> **EXERCISE BRIEF**:
Print, word for word, the opening line of the data below and every line after it through the line that contains "if (!ref.current) return;", but not the pictures.

[begin RECORDS SHOWN]

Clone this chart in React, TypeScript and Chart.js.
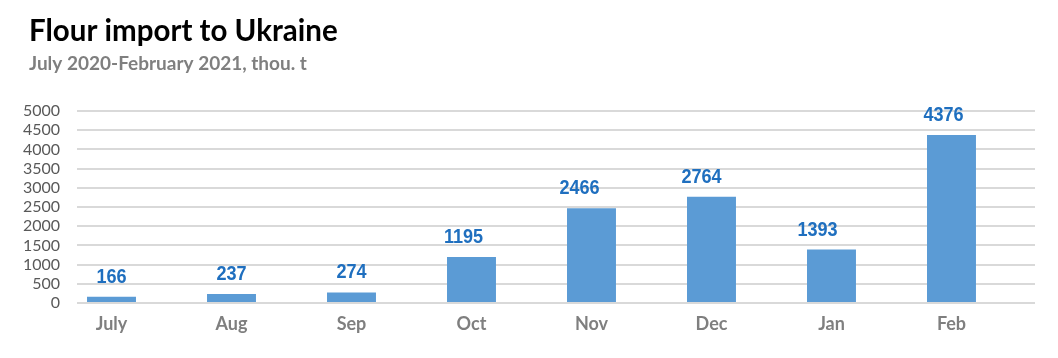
import React, { useEffect, useRef } from "react";
import { Chart, registerables } from "chart.js";

Chart.register(...registerables);

const TITLE = "Flour import to Ukraine";
const SUBTITLE = "July 2020-February 2021, thou. t";
const months = ["July", "Aug", "Sep", "Oct", "Nov", "Dec", "Jan", "Feb"];
const imports = [166, 237, 274, 1195, 2466, 2764, 1393, 4376];
const yMin = 0;
const yMax = 5000;
const yStep = 500;

// horizontal nudges of the value labels (style only, in px)
const labelNudge = [0, 0, 0, -8, -12, -10, -14, -8];

export default function App() {
  const ref = useRef<HTMLCanvasElement>(null);

  useEffect(() => {
    if (!ref.current) return;

    const valueLabels = {
      id: "valueLabels",
      afterDatasetsDraw(chart: any) {
        const ctx = chart.ctx;
        const meta = chart.getDatasetMeta(0);
        ctx.save();
        ctx.font = "bold 21px 'Liberation Sans', Arial, sans-serif";
        ctx.fillStyle = "#1F6FBF";
        ctx.textAlign = "center";
        ctx.textBaseline = "alphabetic";
        meta.data.forEach((bar: any, i: number) => {
          ctx.save();
          ctx.translate(bar.x + (labelNudge[i] || 0), bar.y - 14);
          ctx.scale(0.86, 1);
          ctx.fillText(String(imports[i]), 0, 0);
          ctx.restore();
        });
        ctx.restore();
      },
    };

    const titles = {
      id: "titles",
      afterDraw(chart: any) {
        const ctx = chart.ctx;
        ctx.save();
        ctx.textAlign = "left";
        ctx.textBaseline = "alphabetic";
        ctx.fillStyle = "#000000";
        ctx.font = "bold 29.5px Lato, 'Open Sans', sans-serif";
        ctx.fillText(TITLE, 29, 41);
        ctx.fillStyle = "#7F7F7F";
        ctx.font = "bold 19px Lato, 'Open Sans', sans-serif";
        ctx.fillText(SUBTITLE, 29, 70);
        ctx.restore();
      },
    };

    const chart = new Chart(ref.current, {
      type: "bar",
      data: {
        datasets: [
          {
            data: imports.map((v, i) => ({ x: i, y: v })),
            backgroundColor: "#5B9BD5",
            borderWidth: 0,
            categoryPercentage: 1,
            barPercentage: 0.408,
          },
        ],
      },
      plugins: [valueLabels, titles],
      options: {
        responsive: false,
        animation: false,
        layout: { padding: { top: 111, right: 23, left: 0, bottom: 0 } },
        plugins: {
          legend: { display: false },
          tooltip: { enabled: false },
        },
        scales: {
          x: {
            type: "linear",
            offset: false,
            min: -0.2875,
            max: 7.696,
            afterBuildTicks: (s: any) => {
              s.ticks = months.map((_, i) => ({ value: i }));
            },
            afterFit: (s: any) => {
              s.height = 55;
            },
            grid: { display: false, drawTicks: false },
            border: { display: false },
            ticks: {
              autoSkip: false,
              maxRotation: 0,
              padding: 10,
              color: "#7F7F7F",
              font: { family: "Lato, 'Open Sans', sans-serif", size: 18, weight: "bold" },
              callback: (v: any) => months[v as number] ?? "",
            },
          },
          y: {
            min: yMin,
            max: yMax,
            afterFit: (s: any) => {
              s.width = 77;
            },
            grid: { color: "#D9D9D9", lineWidth: 2, drawTicks: false },
            border: { display: false },
            ticks: {
              stepSize: yStep,
              autoSkip: false,
              padding: 17,
              color: "#595959",
              font: { family: "Lato, 'Open Sans', sans-serif", size: 16 },
              callback: (v: any) => String(v),
            },
          },
        },
      },
    } as any);

    return () => chart.destroy();
  }, []);

  return (
    <div style={{ position: "absolute", left: 0, top: 0, width: 1058, height: 358, background: "#fff" }}>
      <canvas ref={ref} width={1058} height={358} style={{ display: "block" }} />
    </div>
  );
}
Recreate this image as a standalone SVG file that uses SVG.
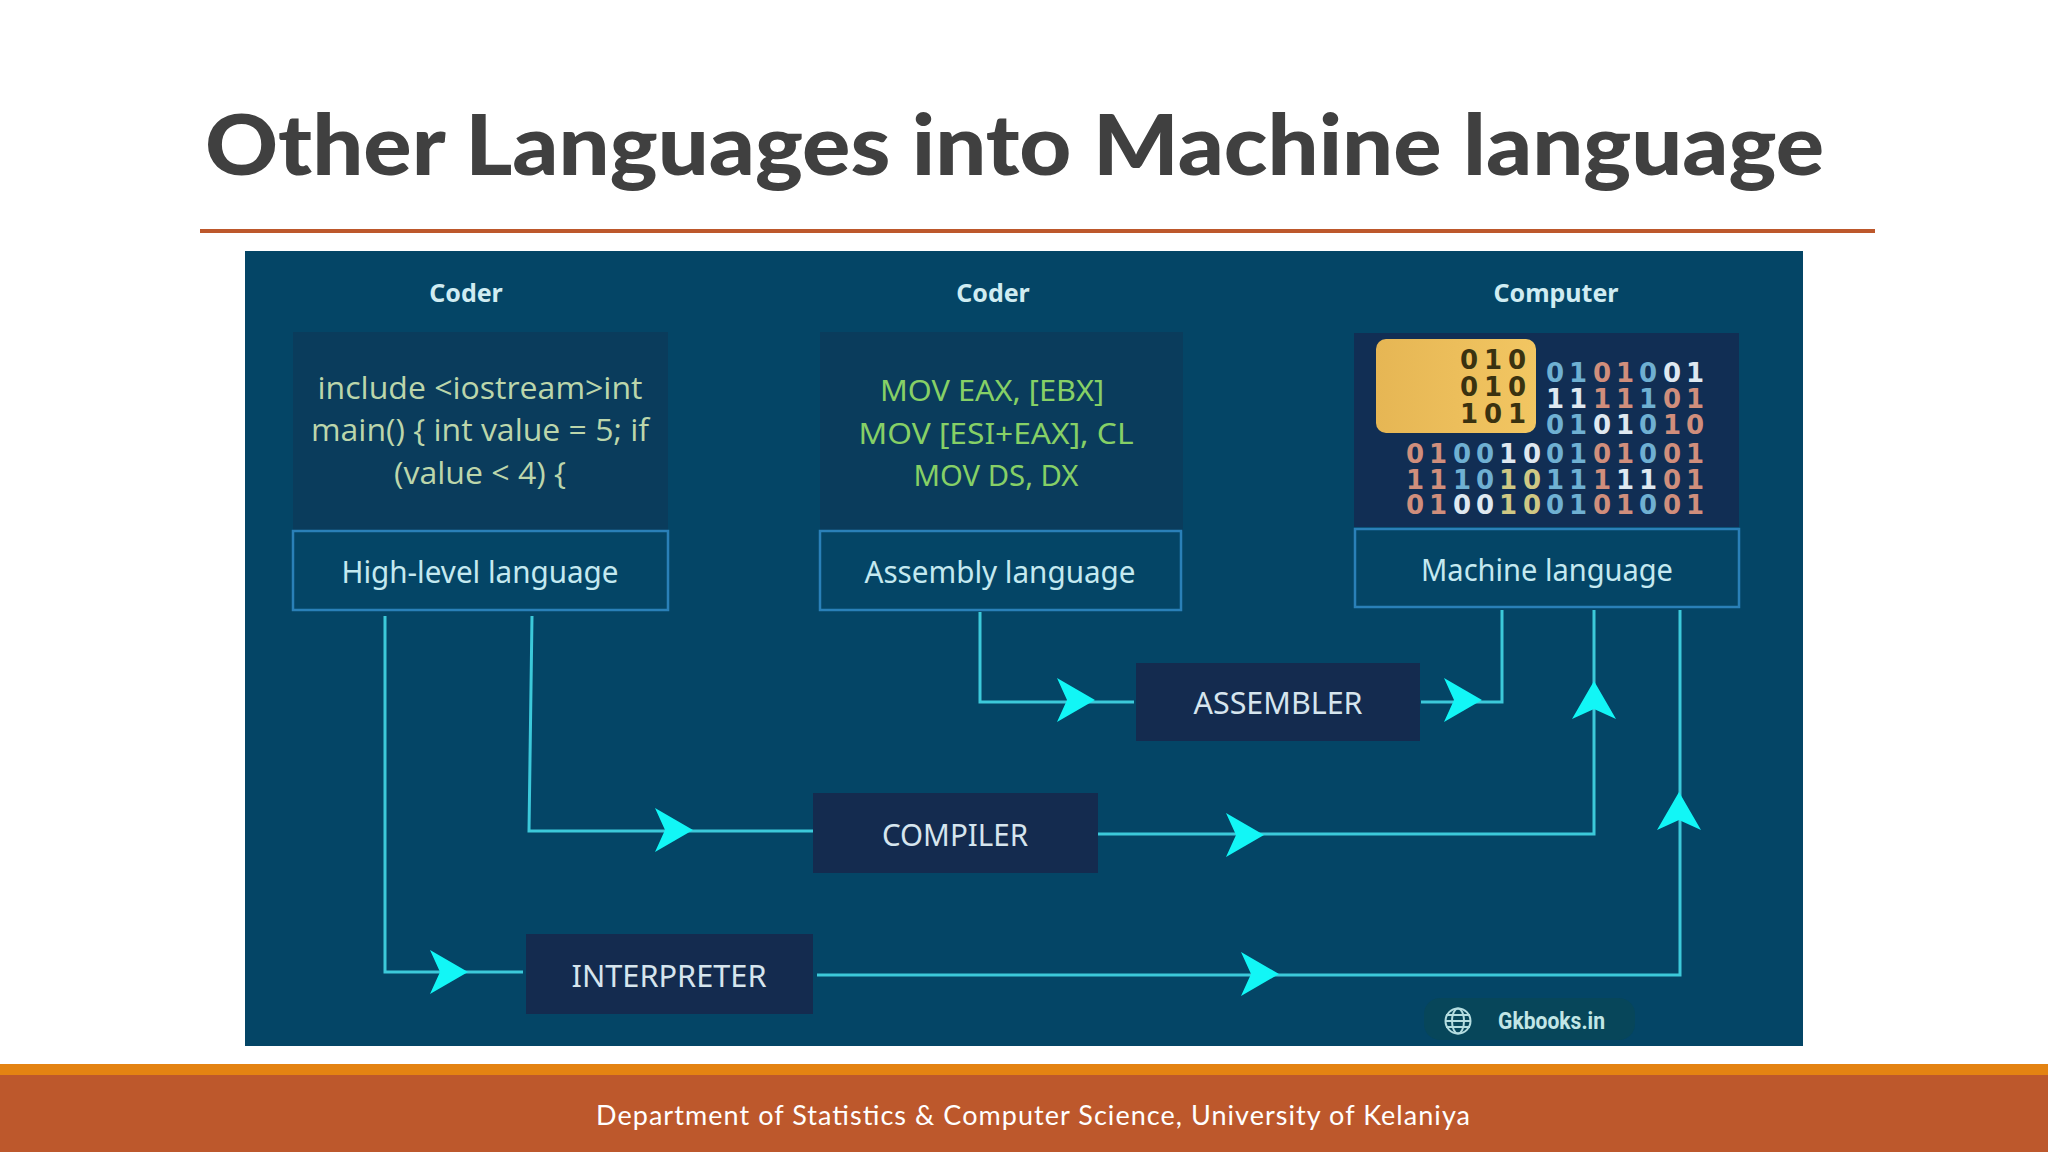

[end RECORDS SHOWN]

> **TASK OUTPUT**:
Clone this chart in React, TypeScript and Chart.js.
import React, { useEffect, useRef } from "react";
import { Chart, registerables } from "chart.js";

Chart.register(...registerables);

const TITLE = "Flour import to Ukraine";
const SUBTITLE = "July 2020-February 2021, thou. t";
const months = ["July", "Aug", "Sep", "Oct", "Nov", "Dec", "Jan", "Feb"];
const imports = [166, 237, 274, 1195, 2466, 2764, 1393, 4376];
const yMin = 0;
const yMax = 5000;
const yStep = 500;

// horizontal nudges of the value labels (style only, in px)
const labelNudge = [0, 0, 0, -8, -12, -10, -14, -8];

export default function App() {
  const ref = useRef<HTMLCanvasElement>(null);

  useEffect(() => {
    if (!ref.current) return;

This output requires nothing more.